EPA Region IX, at 75 Hawthorne Street, San Francisco, CA 94105.
    a. The owner/operator shall notify EPA within two weeks after 
completion of installation of combustion controls or Selective 
Catalytic Reactors on any of the units subject to this section.
    b. Within 30 days after the applicable compliance date(s) in 
paragraph (e)(4) of this section and within 30 days of the end of each 
calendar quarter thereafter, the owner/operator of each unit shall 
submit a report that lists the daily 30-day rolling emission rates for 
NOX and SO2 for each unit, calculated in 
accordance with paragraph (e)(5) of this section. Included in this 
report shall be the results of any relative accuracy test audit 
performed during the calendar quarter.
    (9) Enforcement. Notwithstanding any other provision in this 
implementation plan, any credible evidence or information relevant as 
to whether the unit would have been in compliance with applicable 
requirements if the appropriate performance or compliance test had been 
performed, can be used to establish whether or not the owner or 
operator has violated or is in violation

[[Page 42871]]

of any standard or applicable emission limit in the plan.

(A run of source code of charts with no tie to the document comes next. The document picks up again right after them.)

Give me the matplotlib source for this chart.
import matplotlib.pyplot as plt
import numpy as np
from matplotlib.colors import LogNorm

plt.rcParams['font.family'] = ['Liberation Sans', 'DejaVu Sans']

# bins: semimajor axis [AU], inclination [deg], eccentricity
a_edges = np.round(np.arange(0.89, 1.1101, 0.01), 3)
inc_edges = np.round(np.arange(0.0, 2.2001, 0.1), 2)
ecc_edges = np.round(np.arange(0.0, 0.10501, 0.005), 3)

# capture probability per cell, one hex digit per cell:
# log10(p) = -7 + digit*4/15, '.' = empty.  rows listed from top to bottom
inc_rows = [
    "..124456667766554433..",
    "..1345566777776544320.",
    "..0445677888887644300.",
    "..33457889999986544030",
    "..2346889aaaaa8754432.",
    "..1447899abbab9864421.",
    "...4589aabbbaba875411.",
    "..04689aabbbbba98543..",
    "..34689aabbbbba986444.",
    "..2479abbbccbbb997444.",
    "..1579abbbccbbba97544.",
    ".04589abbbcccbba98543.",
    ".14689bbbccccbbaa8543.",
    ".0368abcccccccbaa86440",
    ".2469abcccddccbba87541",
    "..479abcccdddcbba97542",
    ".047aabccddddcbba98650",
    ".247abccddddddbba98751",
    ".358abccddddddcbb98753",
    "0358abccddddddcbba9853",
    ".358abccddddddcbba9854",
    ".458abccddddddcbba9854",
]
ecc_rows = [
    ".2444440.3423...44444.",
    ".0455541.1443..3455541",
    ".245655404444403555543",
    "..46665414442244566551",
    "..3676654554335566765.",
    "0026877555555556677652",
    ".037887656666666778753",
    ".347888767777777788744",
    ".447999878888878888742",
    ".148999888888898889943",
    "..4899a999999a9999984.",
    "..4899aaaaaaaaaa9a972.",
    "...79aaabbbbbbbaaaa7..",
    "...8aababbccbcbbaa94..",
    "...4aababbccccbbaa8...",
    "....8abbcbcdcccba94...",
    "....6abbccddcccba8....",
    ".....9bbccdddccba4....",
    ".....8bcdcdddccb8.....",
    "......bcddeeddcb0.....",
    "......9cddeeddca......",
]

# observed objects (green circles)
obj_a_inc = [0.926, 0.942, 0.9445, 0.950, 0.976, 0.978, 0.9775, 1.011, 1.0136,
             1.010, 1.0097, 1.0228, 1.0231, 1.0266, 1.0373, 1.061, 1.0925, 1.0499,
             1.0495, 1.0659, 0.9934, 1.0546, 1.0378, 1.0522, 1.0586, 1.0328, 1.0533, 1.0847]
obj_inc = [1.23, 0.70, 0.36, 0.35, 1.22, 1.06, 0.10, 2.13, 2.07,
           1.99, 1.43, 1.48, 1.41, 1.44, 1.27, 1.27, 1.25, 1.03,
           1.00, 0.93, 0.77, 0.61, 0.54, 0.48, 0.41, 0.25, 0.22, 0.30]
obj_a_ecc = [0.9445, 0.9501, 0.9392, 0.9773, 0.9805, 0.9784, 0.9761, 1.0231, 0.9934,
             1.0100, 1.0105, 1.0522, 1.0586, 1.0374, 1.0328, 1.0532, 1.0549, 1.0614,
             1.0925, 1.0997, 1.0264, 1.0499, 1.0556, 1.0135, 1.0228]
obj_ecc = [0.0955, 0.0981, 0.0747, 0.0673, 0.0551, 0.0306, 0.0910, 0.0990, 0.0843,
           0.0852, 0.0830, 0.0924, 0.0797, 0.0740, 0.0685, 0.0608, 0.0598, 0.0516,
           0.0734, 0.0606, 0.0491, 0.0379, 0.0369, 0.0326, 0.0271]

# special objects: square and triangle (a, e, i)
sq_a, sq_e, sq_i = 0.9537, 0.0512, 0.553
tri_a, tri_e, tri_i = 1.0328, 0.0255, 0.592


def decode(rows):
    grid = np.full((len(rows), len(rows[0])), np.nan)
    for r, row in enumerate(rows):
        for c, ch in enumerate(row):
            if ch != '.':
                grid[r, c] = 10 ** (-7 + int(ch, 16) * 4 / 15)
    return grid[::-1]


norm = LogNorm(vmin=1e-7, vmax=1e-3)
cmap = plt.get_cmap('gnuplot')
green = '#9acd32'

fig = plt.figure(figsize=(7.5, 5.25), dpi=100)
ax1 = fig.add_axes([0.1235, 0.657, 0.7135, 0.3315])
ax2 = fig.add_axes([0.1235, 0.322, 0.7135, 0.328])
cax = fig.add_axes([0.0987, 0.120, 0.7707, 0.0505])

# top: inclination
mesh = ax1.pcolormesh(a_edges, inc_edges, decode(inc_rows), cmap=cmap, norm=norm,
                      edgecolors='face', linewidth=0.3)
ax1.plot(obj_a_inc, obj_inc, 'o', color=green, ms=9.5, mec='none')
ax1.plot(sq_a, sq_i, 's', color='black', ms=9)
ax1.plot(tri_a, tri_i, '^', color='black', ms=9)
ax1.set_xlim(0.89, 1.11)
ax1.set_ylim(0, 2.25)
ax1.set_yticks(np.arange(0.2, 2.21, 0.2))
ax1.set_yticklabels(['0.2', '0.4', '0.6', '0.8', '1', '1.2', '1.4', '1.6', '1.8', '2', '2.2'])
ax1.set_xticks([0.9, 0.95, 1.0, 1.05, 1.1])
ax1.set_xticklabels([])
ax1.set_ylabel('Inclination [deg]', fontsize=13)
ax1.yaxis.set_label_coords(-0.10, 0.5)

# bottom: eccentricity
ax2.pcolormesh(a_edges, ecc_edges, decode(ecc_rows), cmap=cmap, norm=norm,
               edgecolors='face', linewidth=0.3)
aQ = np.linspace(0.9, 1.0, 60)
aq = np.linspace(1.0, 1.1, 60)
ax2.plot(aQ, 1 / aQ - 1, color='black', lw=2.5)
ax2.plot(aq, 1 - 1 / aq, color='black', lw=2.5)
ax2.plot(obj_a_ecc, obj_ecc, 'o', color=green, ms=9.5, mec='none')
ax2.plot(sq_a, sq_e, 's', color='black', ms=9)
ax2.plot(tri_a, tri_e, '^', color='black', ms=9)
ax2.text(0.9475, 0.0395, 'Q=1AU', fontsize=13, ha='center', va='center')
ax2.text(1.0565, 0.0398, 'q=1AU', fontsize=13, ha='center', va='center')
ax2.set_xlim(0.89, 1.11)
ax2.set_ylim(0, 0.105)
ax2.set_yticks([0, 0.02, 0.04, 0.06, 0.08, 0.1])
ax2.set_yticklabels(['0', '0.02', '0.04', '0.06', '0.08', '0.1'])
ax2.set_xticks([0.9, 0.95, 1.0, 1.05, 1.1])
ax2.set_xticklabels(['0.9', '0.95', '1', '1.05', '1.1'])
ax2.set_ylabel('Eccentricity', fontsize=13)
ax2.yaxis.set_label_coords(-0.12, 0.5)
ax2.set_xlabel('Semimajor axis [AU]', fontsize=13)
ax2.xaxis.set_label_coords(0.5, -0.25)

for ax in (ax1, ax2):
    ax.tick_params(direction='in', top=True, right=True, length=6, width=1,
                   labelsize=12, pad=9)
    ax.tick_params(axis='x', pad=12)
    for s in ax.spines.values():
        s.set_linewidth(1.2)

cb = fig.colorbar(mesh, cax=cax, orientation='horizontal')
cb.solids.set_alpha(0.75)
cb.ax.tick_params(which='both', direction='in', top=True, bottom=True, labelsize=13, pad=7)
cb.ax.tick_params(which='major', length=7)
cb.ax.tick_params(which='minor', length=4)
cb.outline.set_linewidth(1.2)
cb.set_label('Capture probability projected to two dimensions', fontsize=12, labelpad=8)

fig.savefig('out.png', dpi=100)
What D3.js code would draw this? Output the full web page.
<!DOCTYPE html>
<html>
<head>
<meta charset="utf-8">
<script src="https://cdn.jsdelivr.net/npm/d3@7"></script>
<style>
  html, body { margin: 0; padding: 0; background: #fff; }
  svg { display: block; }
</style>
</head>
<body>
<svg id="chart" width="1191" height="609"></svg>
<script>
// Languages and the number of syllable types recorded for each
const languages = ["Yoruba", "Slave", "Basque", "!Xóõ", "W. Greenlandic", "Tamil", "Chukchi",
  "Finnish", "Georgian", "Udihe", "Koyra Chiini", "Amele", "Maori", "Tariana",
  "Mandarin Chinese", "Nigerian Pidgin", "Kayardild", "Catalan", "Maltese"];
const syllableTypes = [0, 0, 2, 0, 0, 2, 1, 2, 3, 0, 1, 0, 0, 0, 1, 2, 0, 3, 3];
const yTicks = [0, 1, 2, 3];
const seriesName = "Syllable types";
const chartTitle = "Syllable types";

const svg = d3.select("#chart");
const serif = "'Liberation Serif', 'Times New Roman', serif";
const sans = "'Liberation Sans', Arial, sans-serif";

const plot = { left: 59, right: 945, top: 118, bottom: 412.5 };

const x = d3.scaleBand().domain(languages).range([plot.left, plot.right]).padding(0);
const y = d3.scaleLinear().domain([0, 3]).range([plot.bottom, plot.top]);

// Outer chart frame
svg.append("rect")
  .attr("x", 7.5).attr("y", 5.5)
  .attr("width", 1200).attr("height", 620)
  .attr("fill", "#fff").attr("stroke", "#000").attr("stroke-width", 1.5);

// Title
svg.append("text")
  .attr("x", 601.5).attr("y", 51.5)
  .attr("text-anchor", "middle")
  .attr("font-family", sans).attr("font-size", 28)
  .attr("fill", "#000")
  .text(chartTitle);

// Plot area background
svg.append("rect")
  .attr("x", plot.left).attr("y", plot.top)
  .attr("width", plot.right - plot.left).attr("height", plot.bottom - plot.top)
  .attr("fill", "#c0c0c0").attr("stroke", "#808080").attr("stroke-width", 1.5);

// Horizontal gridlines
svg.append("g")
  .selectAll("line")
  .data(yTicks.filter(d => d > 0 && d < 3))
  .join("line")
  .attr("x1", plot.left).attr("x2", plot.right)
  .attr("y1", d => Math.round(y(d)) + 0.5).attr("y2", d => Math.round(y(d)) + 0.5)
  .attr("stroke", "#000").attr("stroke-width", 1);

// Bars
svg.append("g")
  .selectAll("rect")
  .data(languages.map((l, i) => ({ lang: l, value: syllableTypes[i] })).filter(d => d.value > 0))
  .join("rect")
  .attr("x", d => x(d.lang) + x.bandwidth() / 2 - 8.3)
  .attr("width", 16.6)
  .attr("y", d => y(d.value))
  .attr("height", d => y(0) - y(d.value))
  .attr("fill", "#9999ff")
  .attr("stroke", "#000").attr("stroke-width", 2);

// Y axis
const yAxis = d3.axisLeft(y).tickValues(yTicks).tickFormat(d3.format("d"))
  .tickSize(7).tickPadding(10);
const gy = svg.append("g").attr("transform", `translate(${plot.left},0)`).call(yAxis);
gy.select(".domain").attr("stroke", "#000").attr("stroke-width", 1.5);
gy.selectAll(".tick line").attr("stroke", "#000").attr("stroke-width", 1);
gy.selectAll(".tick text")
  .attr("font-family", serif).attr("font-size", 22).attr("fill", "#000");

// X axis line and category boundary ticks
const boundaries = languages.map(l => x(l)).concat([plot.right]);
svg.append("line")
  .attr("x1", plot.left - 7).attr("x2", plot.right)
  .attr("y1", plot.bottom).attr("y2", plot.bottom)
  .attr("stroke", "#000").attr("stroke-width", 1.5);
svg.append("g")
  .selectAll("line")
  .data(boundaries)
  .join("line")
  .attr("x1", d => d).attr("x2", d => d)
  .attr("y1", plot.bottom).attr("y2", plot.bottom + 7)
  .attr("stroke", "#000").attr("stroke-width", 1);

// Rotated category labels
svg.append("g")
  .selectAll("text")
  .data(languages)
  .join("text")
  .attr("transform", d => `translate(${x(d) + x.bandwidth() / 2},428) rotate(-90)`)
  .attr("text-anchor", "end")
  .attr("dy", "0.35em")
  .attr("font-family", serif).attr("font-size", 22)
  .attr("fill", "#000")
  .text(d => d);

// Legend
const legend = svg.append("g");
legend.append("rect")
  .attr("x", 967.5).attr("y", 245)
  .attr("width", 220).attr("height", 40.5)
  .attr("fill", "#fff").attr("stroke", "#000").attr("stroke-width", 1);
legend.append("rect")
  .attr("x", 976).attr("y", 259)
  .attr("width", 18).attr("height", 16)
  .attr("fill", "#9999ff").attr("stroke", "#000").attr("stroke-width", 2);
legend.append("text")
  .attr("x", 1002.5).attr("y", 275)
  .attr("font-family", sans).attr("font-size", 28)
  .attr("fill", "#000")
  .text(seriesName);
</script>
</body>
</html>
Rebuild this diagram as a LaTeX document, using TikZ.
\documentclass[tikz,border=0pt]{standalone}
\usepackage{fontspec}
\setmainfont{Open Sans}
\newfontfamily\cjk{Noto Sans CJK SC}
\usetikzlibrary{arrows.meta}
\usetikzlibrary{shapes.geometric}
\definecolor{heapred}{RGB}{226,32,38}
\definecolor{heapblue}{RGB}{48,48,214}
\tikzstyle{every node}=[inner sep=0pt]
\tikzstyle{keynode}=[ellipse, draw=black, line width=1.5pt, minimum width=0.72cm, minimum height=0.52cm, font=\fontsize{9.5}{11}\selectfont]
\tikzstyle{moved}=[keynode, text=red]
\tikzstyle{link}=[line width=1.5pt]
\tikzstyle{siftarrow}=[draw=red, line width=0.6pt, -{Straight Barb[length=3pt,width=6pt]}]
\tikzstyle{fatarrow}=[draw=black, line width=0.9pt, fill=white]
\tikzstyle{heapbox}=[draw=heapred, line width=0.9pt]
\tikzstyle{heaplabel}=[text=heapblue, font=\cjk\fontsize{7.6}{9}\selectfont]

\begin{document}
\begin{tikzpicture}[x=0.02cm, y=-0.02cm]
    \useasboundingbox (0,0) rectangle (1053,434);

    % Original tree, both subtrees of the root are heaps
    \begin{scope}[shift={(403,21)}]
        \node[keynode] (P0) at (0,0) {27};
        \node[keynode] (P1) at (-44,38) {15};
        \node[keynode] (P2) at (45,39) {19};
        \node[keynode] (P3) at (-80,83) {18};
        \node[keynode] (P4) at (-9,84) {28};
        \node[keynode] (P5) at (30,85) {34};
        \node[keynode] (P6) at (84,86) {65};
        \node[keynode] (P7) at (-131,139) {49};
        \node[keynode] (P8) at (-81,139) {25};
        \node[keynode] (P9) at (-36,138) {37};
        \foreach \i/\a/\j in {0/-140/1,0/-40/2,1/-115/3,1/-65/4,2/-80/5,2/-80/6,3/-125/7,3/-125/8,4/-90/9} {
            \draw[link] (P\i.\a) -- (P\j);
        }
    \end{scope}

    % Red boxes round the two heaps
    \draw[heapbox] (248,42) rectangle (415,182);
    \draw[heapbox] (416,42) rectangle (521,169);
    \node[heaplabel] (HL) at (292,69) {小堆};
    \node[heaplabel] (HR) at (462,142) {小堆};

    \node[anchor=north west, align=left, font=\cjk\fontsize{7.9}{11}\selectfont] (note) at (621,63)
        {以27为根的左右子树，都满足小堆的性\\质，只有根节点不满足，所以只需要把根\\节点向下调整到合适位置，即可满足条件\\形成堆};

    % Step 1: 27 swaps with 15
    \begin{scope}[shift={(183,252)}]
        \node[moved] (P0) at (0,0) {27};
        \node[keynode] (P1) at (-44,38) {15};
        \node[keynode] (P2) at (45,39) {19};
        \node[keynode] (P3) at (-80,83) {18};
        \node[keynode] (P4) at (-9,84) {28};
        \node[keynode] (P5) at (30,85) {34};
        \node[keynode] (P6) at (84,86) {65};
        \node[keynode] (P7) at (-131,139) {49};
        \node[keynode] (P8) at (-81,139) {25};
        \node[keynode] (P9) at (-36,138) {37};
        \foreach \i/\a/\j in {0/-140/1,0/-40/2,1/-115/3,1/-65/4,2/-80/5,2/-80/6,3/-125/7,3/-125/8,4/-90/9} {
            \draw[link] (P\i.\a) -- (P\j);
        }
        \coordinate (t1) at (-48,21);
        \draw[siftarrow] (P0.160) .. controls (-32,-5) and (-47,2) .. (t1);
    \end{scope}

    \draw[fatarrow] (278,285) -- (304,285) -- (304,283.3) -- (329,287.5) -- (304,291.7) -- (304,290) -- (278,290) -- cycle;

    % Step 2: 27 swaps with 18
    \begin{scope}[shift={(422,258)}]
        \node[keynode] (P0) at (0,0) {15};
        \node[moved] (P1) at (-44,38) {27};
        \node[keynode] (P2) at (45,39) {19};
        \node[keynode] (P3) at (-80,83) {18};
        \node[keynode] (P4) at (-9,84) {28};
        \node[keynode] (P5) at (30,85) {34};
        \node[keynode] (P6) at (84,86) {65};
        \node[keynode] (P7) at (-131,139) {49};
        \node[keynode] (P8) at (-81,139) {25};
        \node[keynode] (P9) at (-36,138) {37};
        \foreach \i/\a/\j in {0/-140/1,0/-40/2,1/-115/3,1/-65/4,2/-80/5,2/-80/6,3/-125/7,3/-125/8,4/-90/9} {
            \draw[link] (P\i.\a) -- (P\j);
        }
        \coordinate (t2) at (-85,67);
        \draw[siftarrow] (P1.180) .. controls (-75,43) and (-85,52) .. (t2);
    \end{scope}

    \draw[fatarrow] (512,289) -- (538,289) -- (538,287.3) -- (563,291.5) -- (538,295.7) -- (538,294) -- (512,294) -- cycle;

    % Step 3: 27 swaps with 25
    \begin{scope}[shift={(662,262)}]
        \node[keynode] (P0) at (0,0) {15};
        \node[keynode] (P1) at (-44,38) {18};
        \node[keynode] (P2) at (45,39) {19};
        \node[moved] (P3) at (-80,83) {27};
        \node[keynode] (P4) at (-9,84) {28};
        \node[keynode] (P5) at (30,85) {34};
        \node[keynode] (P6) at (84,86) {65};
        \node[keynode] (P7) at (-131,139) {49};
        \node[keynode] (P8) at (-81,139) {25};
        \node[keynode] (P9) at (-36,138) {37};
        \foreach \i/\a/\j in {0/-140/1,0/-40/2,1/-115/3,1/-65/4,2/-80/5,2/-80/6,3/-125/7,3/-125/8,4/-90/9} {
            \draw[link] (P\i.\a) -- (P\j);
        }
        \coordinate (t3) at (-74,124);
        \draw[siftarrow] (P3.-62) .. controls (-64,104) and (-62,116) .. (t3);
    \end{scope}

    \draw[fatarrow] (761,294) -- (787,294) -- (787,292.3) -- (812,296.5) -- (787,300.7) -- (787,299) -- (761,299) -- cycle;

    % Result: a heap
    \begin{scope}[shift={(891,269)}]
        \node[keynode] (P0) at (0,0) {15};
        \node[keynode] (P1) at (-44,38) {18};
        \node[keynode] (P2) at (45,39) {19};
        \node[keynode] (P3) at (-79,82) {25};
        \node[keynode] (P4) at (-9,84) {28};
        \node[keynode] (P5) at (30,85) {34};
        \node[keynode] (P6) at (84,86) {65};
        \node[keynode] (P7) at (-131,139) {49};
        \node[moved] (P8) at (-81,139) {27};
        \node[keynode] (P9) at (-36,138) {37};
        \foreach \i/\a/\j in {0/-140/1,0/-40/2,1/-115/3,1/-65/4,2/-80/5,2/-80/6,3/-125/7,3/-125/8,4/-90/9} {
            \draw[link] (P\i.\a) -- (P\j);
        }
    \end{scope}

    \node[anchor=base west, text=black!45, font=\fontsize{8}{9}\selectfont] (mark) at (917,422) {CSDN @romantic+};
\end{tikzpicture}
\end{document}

    (10) Equipment Operations. At all times, including periods of 
startup, shutdown, and malfunction, the owner or operator shall, to the 
extent practicable, maintain and operate the unit including associated 
air pollution control equipment in a manner consistent with good air 
pollution control practices for minimizing emissions. Determination of 
whether acceptable operating and maintenance procedures are being used 
will be based on information available to the Regional Administrator 
which may include, but is not limited to, monitoring results, review of 
operating and maintenance procedures, and inspection of the unit.
    (11) Affirmative Defense for Malfunctions. The following 
regulations are incorporated by reference and made part of this federal 
implementation plan: Rules R18-2-310 and R18-2-310.01, approved into 
the Arizona SIP at 40 CFR 52.120(c)(97)(i)(A).